Source code of charts:
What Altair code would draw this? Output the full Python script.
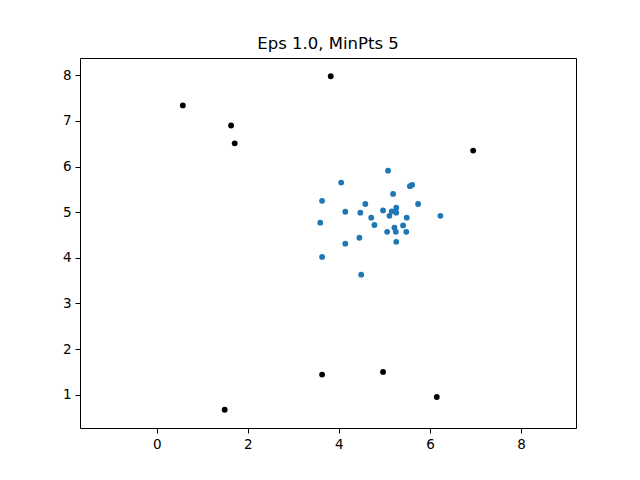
import altair as alt
import pandas as pd

# cluster points (blue)
cx = [5.08, 4.05, 5.56, 5.61, 3.63, 5.19, 4.58, 5.74, 4.14, 4.47, 4.97, 5.26, 5.16, 5.26, 5.11,
      4.71, 5.49, 6.23, 3.59, 4.78, 5.41, 5.22, 5.06, 5.25, 5.48, 4.45, 4.14, 5.26, 3.63, 4.49]
cy = [5.91, 5.65, 5.57, 5.60, 5.25, 5.40, 5.18, 5.18, 5.01, 4.99, 5.04, 5.10, 5.02, 4.99, 4.92,
      4.88, 4.88, 4.92, 4.77, 4.72, 4.71, 4.66, 4.57, 4.57, 4.57, 4.44, 4.31, 4.35, 4.02, 3.63]
# noise points (black)
nx = [0.57, 1.63, 1.71, 3.82, 6.95, 3.63, 4.97, 1.49, 6.15]
ny = [7.34, 6.90, 6.51, 7.98, 6.35, 1.44, 1.50, 0.67, 0.95]

xticks = [0, 2, 4, 6, 8]
yticks = [1, 2, 3, 4, 5, 6, 7, 8]

df = pd.DataFrame({
    "x": cx + nx,
    "y": cy + ny,
    "group": ["cluster"] * len(cx) + ["noise"] * len(nx),
})

xs = alt.Scale(domain=[-1.69, 9.21], nice=False, zero=False)
ys = alt.Scale(domain=[0.27, 8.38], nice=False, zero=False)

axis_common = dict(grid=False, domain=False, tickColor="black", tickSize=5,
                   labelColor="black", labelFontSize=13.5, labelFont="DejaVu Sans",
                   title=None, labelPadding=4)

chart = alt.Chart(df).mark_circle(size=34, opacity=1).encode(
    x=alt.X("x:Q", scale=xs, axis=alt.Axis(values=xticks, **axis_common)),
    y=alt.Y("y:Q", scale=ys, axis=alt.Axis(values=yticks, **axis_common)),
    color=alt.Color("group:N", scale=alt.Scale(domain=["cluster", "noise"],
                                               range=["#1f77b4", "#000000"]), legend=None),
).properties(
    width=496, height=370,
    title=alt.TitleParams("Eps 1.0, MinPts 5", fontSize=16.5, font="DejaVu Sans",
                          fontWeight="normal", color="black", anchor="middle", offset=6),
    autosize=alt.AutoSizeParams(type="none"),
    padding={"left": 72, "top": 50, "right": 56, "bottom": 45},
).configure_view(stroke="black", strokeWidth=1)

chart.save("out.html", embed_options={"renderer": "svg", "actions": False})
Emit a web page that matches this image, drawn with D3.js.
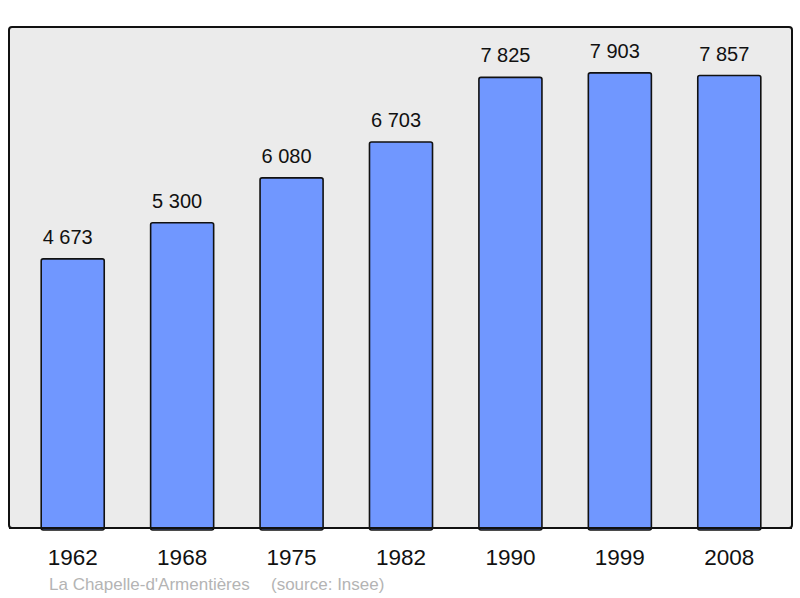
<!DOCTYPE html>
<html>
<head>
<meta charset="utf-8">
<script src="https://cdn.jsdelivr.net/npm/d3@7"></script>
<style>
  body { margin: 0; background: #fff; }
  svg { display: block; font-family: "Liberation Sans", Arial, sans-serif; }
</style>
</head>
<body>
<div id="chart"></div>
<script>
// donnees
const years = ["1962", "1968", "1975", "1982", "1990", "1999", "2008"];
const population = [4673, 5300, 6080, 6703, 7825, 7903, 7857];
const commune = "La Chapelle-d'Armentières";
const source = "(source: Insee)";

const width = 800, height = 598;

const svg = d3.select("#chart")
    .append("svg")
    .attr("width", width)
    .attr("height", height);

// panneau
const panel = { x: 9, y: 27, w: 783, h: 501 };

svg.append("rect")
    .attr("x", panel.x)
    .attr("y", panel.y)
    .attr("width", panel.w)
    .attr("height", panel.h)
    .attr("rx", 3)
    .attr("fill", "#ebebeb")
    .attr("stroke", "#111")
    .attr("stroke-width", 2);

const x = d3.scaleBand()
    .domain(years)
    .range([18, 784])
    .paddingInner(0.424)
    .paddingOuter(0.212);

const y = d3.scaleLinear()
    .domain([0, 8700])
    .range([panel.y + panel.h, panel.y]);

const fmt = v => d3.format(",")(v).replace(/,/g, " ");

const data = years.map((yr, i) => ({ year: yr, value: population[i] }));

// barres
svg.append("g")
    .selectAll("rect")
    .data(data)
    .enter()
    .append("rect")
    .attr("x", d => x(d.year))
    .attr("y", d => y(d.value))
    .attr("width", x.bandwidth())
    .attr("height", d => y(0) - y(d.value) + 2)
    .attr("rx", 2)
    .attr("fill", "#7097ff")
    .attr("stroke", "#111")
    .attr("stroke-width", 1.6);

// ligne du bas par-dessus les barres
svg.append("line")
    .attr("x1", panel.x)
    .attr("x2", panel.x + panel.w)
    .attr("y1", panel.y + panel.h)
    .attr("y2", panel.y + panel.h)
    .attr("stroke", "#111")
    .attr("stroke-width", 2);

// valeurs (un peu decalees a gauche, comme l'original)
svg.append("g")
    .selectAll("text")
    .data(data)
    .enter()
    .append("text")
    .attr("x", d => x(d.year) + x.bandwidth() / 2 - 5)
    .attr("y", d => y(d.value) - 15)
    .attr("text-anchor", "middle")
    .attr("fill", "#111")
    .style("font-size", "20px")
    .text(d => fmt(d.value));

// annees
svg.append("g")
    .selectAll("text")
    .data(years)
    .enter()
    .append("text")
    .attr("x", d => x(d) + x.bandwidth() / 2)
    .attr("y", 565)
    .attr("text-anchor", "middle")
    .attr("fill", "#111")
    .style("font-size", "22.5px")
    .text(d => d);

// legende
svg.append("text")
    .attr("x", 49)
    .attr("y", 590)
    .attr("fill", "#b4b4b4")
    .style("font-size", "17px")
    .text(commune);

svg.append("text")
    .attr("x", 271)
    .attr("y", 590)
    .attr("fill", "#b4b4b4")
    .style("font-size", "17px")
    .text(source);
</script>
</body>
</html>
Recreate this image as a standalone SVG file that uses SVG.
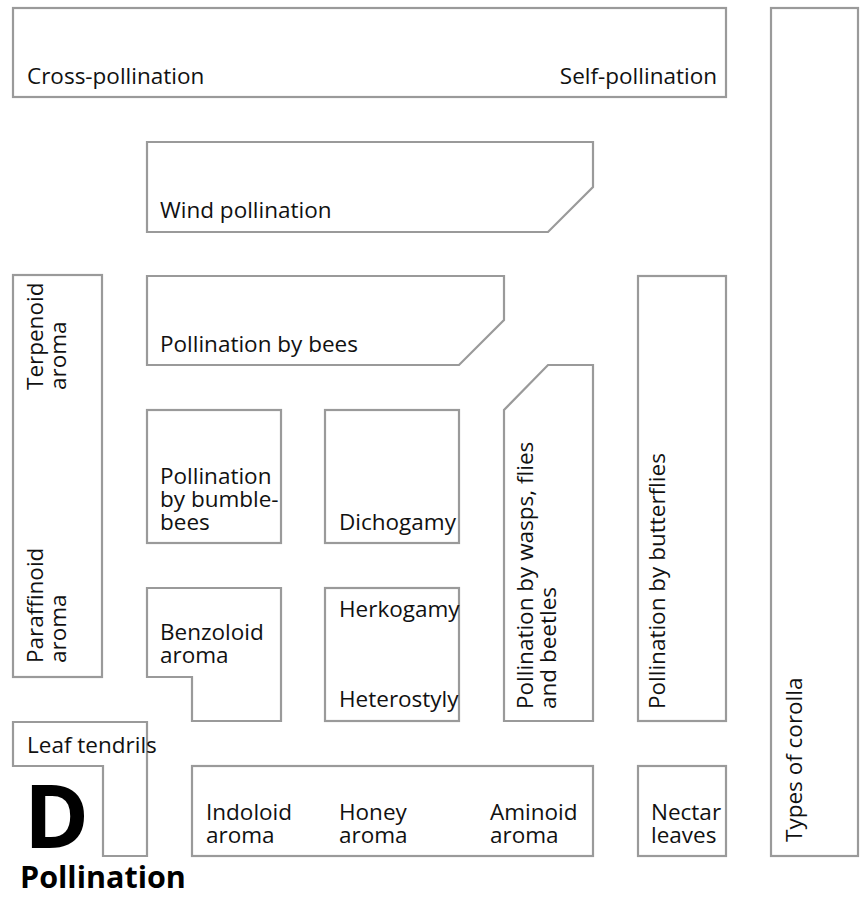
<svg xmlns="http://www.w3.org/2000/svg" width="864" height="897" viewBox="0 0 864 897">
<style>
.b{fill:#fff;stroke:#9a9a9a;stroke-width:2.2}
text{font-family:"Open Sans","Noto Sans","Liberation Sans",sans-serif;font-size:22.5px;fill:#111}
.big{font-weight:bold;font-size:88px;fill:#000}
.ttl{font-weight:bold;font-size:30.5px;fill:#000}
</style>
<rect width="864" height="897" fill="#fff"/>
<g id="pollination-type">
<rect class="b" x="13" y="8" width="713" height="89"/>
<text x="27" y="84">Cross-pollination</text>
<text x="717" y="84" text-anchor="end">Self-pollination</text>
</g>
<g id="types-of-corolla">
<rect class="b" x="771" y="8" width="87" height="848"/>
<text transform="translate(802,842) rotate(-90)">Types of corolla</text>
</g>
<g id="wind">
<polygon class="b" points="147,142 593,142 593,187 548,232 147,232"/>
<text x="160" y="218">Wind pollination</text>
</g>
<g id="bees">
<polygon class="b" points="147,276 504,276 504,320 459,365 147,365"/>
<text x="160" y="352">Pollination by bees</text>
</g>
<g id="aroma-left">
<rect class="b" x="13" y="275" width="89" height="402"/>
<text transform="translate(43,390) rotate(-90)"><tspan x="0" y="0">Terpenoid</tspan><tspan x="0" y="23">aroma</tspan></text>
<text transform="translate(43,663) rotate(-90)"><tspan x="0" y="0">Paraffinoid</tspan><tspan x="0" y="23">aroma</tspan></text>
</g>
<g id="bumblebees">
<rect class="b" x="147" y="410" width="134" height="133"/>
<text><tspan x="160" y="484">Pollination</tspan><tspan x="160" y="507">by bumble-</tspan><tspan x="160" y="530">bees</tspan></text>
</g>
<g id="dichogamy">
<rect class="b" x="325" y="410" width="134" height="133"/>
<text x="339" y="530">Dichogamy</text>
</g>
<g id="benzoloid">
<polygon class="b" points="147,588 281,588 281,721 192,721 192,677 147,677"/>
<text><tspan x="160" y="640">Benzoloid</tspan><tspan x="160" y="663">aroma</tspan></text>
</g>
<g id="herkogamy">
<rect class="b" x="325" y="588" width="134" height="133"/>
<text x="339" y="617">Herkogamy</text>
<text x="339" y="707">Heterostyly</text>
</g>
<g id="wasps">
<polygon class="b" points="548,365 593,365 593,721 504,721 504,410"/>
<text transform="translate(533,709) rotate(-90)"><tspan x="0" y="0">Pollination by wasps, flies</tspan><tspan x="0" y="23">and beetles</tspan></text>
</g>
<g id="butterflies">
<rect class="b" x="638" y="276" width="88" height="445"/>
<text transform="translate(665,709) rotate(-90)">Pollination by butterflies</text>
</g>
<g id="leaf-tendrils">
<polygon class="b" points="13,722 147,722 147,856 103,856 103,766 13,766"/>
<text x="27" y="753">Leaf tendrils</text>
</g>
<g id="aroma-bottom">
<rect class="b" x="192" y="766" width="401" height="90"/>
<text><tspan x="206" y="820">Indoloid</tspan><tspan x="206" y="843">aroma</tspan></text>
<text><tspan x="339" y="820">Honey</tspan><tspan x="339" y="843">aroma</tspan></text>
<text><tspan x="490" y="820">Aminoid</tspan><tspan x="490" y="843">aroma</tspan></text>
</g>
<g id="nectar-leaves">
<rect class="b" x="638" y="766" width="88" height="90"/>
<text><tspan x="651" y="820">Nectar</tspan><tspan x="651" y="843">leaves</tspan></text>
</g>
<g id="label">
<text class="big" x="24" y="848">D</text>
<text class="ttl" x="20" y="888">Pollination</text>
</g>
<g id="connectors"/>
</svg>
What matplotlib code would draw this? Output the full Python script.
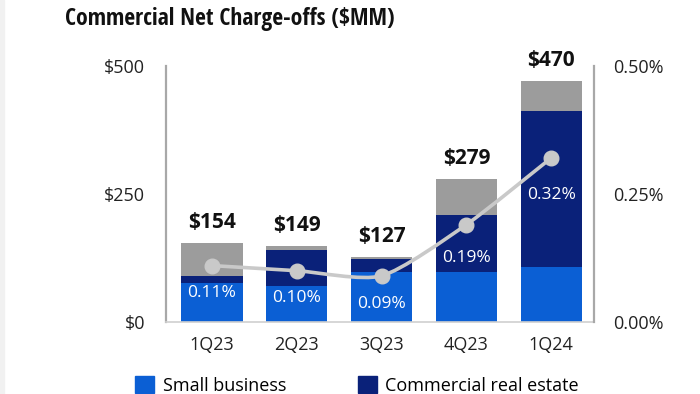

§ **Goal**
Omit every picture, and please return the entries exactly from the first line through the line with "import pandas as pd", both included.

§ **Right answer**
What Altair code would draw this? Output the full Python script.
import altair as alt
import pandas as pd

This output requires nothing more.